Prior Agreements and Conditions
The court addressed the contention that there were conditions precedent that had to be satisfied before the funds could be deposited. The plaintiffs believed that the entire $95,000 had to be raised before any of their contributions could be utilized. However, the court clarified that such conditions were not recognized by the trust company or the Banking Department at the time. It noted that the understanding among the plaintiffs was not formally agreed upon with the trust company and was thus considered unilateral. The evidence indicated that the superintendent of banks did not acknowledge any such conditions and instead encouraged the bank to proceed with the deposit as soon as the $80,000 was raised. The court concluded that the plaintiffs' beliefs about the conditions were not binding on the trust company, and the funds had to be used to stabilize the bank's financial position. Therefore, any claims about a breach of these purported conditions were dismissed.
Priority of Claims
The court emphasized the principle that the rights of the depositors took precedence over those of the plaintiffs. Given the circumstances surrounding the bank's closure, the court prioritized the interests of the depositors who relied on the bank to safeguard their funds.

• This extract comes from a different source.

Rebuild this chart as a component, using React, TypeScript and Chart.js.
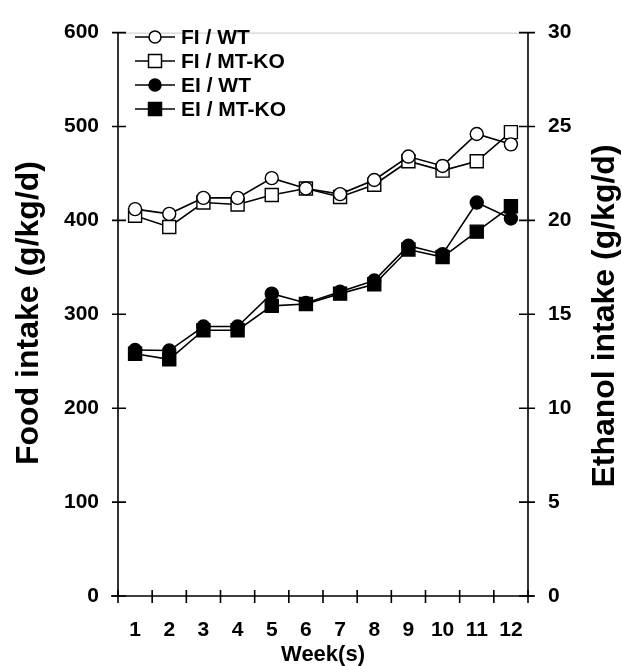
import React, { useEffect, useRef } from 'react';
import { Chart, registerables } from 'chart.js';

Chart.register(...registerables);

const FONT = "'Liberation Sans', Arial, Helvetica, sans-serif";

// Data
const weeks = ['1', '2', '3', '4', '5', '6', '7', '8', '9', '10', '11', '12'];
const seriesLabels = ['FI / WT', 'FI / MT-KO', 'EI / WT', 'EI / MT-KO'];
// Food intake (g/kg/d), left axis
const fiWT = [412, 407, 424, 424, 445, 434, 428, 443, 468, 458, 492, 481];
const fiMTKO = [405, 393, 419, 417, 427, 434, 425, 438, 463, 453, 463, 494];
// Ethanol intake (g/kg/d), right axis
const eiWT = [13.1, 13.07, 14.35, 14.35, 16.1, 15.6, 16.2, 16.8, 18.65, 18.2, 20.95, 20.1];
const eiMTKO = [12.9, 12.6, 14.15, 14.15, 15.45, 15.55, 16.1, 16.6, 18.45, 18.05, 19.4, 20.75];

const leftTitle = 'Food intake (g/kg/d)';
const rightTitle = 'Ethanol intake (g/kg/d)';
const xTitle = 'Week(s)';

export default function App() {
  const ref = useRef<HTMLCanvasElement>(null);

  useEffect(() => {
    const canvas = ref.current;
    if (!canvas) return;

    const framePlugin = {
      id: 'frame',
      beforeDatasetsDraw(chart: any) {
        const { ctx, chartArea } = chart;
        const { left, right, top, bottom } = chartArea;
        ctx.save();
        // faint top border
        ctx.strokeStyle = '#c8c8c8';
        ctx.lineWidth = 1;
        ctx.beginPath();
        ctx.moveTo(left, top + 0.5);
        ctx.lineTo(right, top + 0.5);
        ctx.stroke();

        ctx.strokeStyle = '#000';
        ctx.lineWidth = 1.6;
        ctx.beginPath();
        ctx.moveTo(left, top);
        ctx.lineTo(left, bottom);
        ctx.moveTo(right, top);
        ctx.lineTo(right, bottom);
        ctx.moveTo(left - 7, bottom);
        ctx.lineTo(right + 6, bottom);
        ctx.stroke();

        // left ticks
        const y = chart.scales.y;
        ctx.beginPath();
        y.ticks.forEach((t: any) => {
          const py = y.getPixelForValue(t.value);
          ctx.moveTo(left - 6, py);
          ctx.lineTo(left + 8, py);
        });
        const y1 = chart.scales.y1;
        y1.ticks.forEach((t: any) => {
          const py = y1.getPixelForValue(t.value);
          ctx.moveTo(right - 9, py);
          ctx.lineTo(right + 7, py);
        });
        const x = chart.scales.x;
        for (let i = 0; i <= weeks.length; i++) {
          const px = x.getPixelForValue(i - 0.5);
          ctx.moveTo(px, bottom - 6);
          ctx.lineTo(px, bottom + 7);
        }
        ctx.stroke();
        ctx.restore();
      },
      afterDraw(chart: any) {
        const { ctx, chartArea } = chart;
        ctx.save();
        ctx.fillStyle = '#000';
        // titles
        ctx.font = `bold 32px ${FONT}`;
        ctx.textAlign = 'center';
        ctx.textBaseline = 'middle';
        ctx.save();
        ctx.translate(29, 313);
        ctx.rotate(-Math.PI / 2);
        ctx.fillText(leftTitle, 0, 0);
        ctx.restore();
        ctx.save();
        ctx.translate(605, 316);
        ctx.rotate(-Math.PI / 2);
        ctx.fillText(rightTitle, 0, 0);
        ctx.restore();
        ctx.font = `bold 22px ${FONT}`;
        ctx.fillText(xTitle, (chartArea.left + chartArea.right) / 2, 655);

        // legend
        const styles = [
          { shape: 'circle', fill: '#fff' },
          { shape: 'rect', fill: '#fff' },
          { shape: 'circle', fill: '#000' },
          { shape: 'rect', fill: '#000' },
        ];
        ctx.font = `bold 21px ${FONT}`;
        ctx.textAlign = 'left';
        seriesLabels.forEach((lab, i) => {
          const ly = 37 + i * 24;
          const lx = chartArea.left + 17;
          ctx.strokeStyle = '#000';
          ctx.lineWidth = 1.5;
          ctx.beginPath();
          ctx.moveTo(lx, ly);
          ctx.lineTo(lx + 40, ly);
          ctx.stroke();
          const mx = lx + 20;
          ctx.fillStyle = styles[i].fill;
          ctx.beginPath();
          if (styles[i].shape === 'circle') ctx.arc(mx, ly, 6, 0, Math.PI * 2);
          else ctx.rect(mx - 6.5, ly - 6.5, 13, 13);
          ctx.fill();
          ctx.stroke();
          ctx.fillStyle = '#000';
          ctx.fillText(lab, lx + 46, ly + 1);
        });
        ctx.restore();
      },
    };

    const common = {
      borderColor: '#000',
      borderWidth: 1.6,
      pointBorderColor: '#000',
      pointBorderWidth: 1.4,
      tension: 0,
    };

    const tickFont = { family: FONT, size: 21, weight: 'bold' };

    const chart = new Chart(canvas, {
      type: 'line',
      data: {
        labels: weeks,
        datasets: [
          { ...common, label: seriesLabels[0], data: fiWT, yAxisID: 'y', pointStyle: 'circle', pointRadius: 6.5, pointBackgroundColor: '#fff' },
          { ...common, label: seriesLabels[1], data: fiMTKO, yAxisID: 'y', pointStyle: 'rect', pointRadius: 9.2, pointBackgroundColor: '#fff' },
          { ...common, label: seriesLabels[2], data: eiWT, yAxisID: 'y1', pointStyle: 'circle', pointRadius: 6.5, pointBackgroundColor: '#000' },
          { ...common, label: seriesLabels[3], data: eiMTKO, yAxisID: 'y1', pointStyle: 'rect', pointRadius: 9.2, pointBackgroundColor: '#000' },
        ],
      },
      options: {
        responsive: false,
        animation: false,
        devicePixelRatio: 1,
        layout: { padding: { top: 21, left: 0, right: 0, bottom: 0 } },
        plugins: { legend: { display: false }, tooltip: { enabled: false } },
        scales: {
          x: {
            type: 'category',
            offset: true,
            grid: { display: false, drawTicks: false, tickLength: 0 },
            border: { display: false },
            ticks: { color: '#000', font: tickFont, padding: 22, maxRotation: 0, autoSkip: false },
            afterFit: (s: any) => { s.height = 70; },
          },
          y: {
            position: 'left',
            min: 0,
            max: 600,
            grid: { display: false, drawTicks: false, tickLength: 0 },
            border: { display: false },
            ticks: { stepSize: 100, color: '#000', font: tickFont, padding: 19 },
            afterFit: (s: any) => { s.width = 118; },
          },
          y1: {
            position: 'right',
            min: 0,
            max: 30,
            grid: { display: false, drawTicks: false, tickLength: 0 },
            border: { display: false },
            ticks: { stepSize: 5, color: '#000', font: tickFont, padding: 20 },
            afterFit: (s: any) => { s.width = 94; },
          },
        },
      } as any,
      plugins: [framePlugin],
    });

    return () => chart.destroy();
  }, []);

  return (
    <div style={{ position: 'absolute', left: 0, top: 0, width: 622, height: 666, background: '#fff' }}>
      <canvas ref={ref} width={622} height={666} style={{ display: 'block' }} />
    </div>
  );
}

The plaintiffs, despite their well-intentioned efforts to raise capital for the bank, could not equitably assert claims that would undermine the rights of the depositors. The court acknowledged that the plaintiffs' contributions were made to enhance the security of depositors, and therefore, their claims were subordinate to the depositors' rights. The court noted that the efforts of the plaintiffs to stabilize the bank were commendable; however, the necessity to protect depositors' interests dictated the outcome of the case. Ultimately, the court ruled that any potential repayment to the plaintiffs should only occur after the claims of depositors were fully satisfied. This ruling reinforced the equitable principles that guide financial institutions' obligations to their clients.
Conclusion and Modification of Judgments
In conclusion, the court modified the judgments to acknowledge the rights of the plaintiffs to assert claims for preference over non-contributing stockholders, should funds be available after paying the depositors. This modification recognized the plaintiffs' contributions to the bank's capital while still upholding the priority of the depositors' claims. The court affirmed that while the plaintiffs had valid claims, they could not recover their contributions until the depositors were fully satisfied. The modification also served to protect the interests of the plaintiffs in the event that there were surplus funds remaining after the liquidation process. The court's decision aimed to balance the equities between the plaintiffs and depositors, ensuring that the former would be prioritized only after fulfilling the latter's claims. Thus, while the plaintiffs faced a setback, they retained a potential avenue for recovery, contingent on future financial circumstances. The court's ruling was ultimately affirmed, with the stipulation that the plaintiffs could assert their claims in the future, preserving their rights within the constraints of the case's equitable considerations.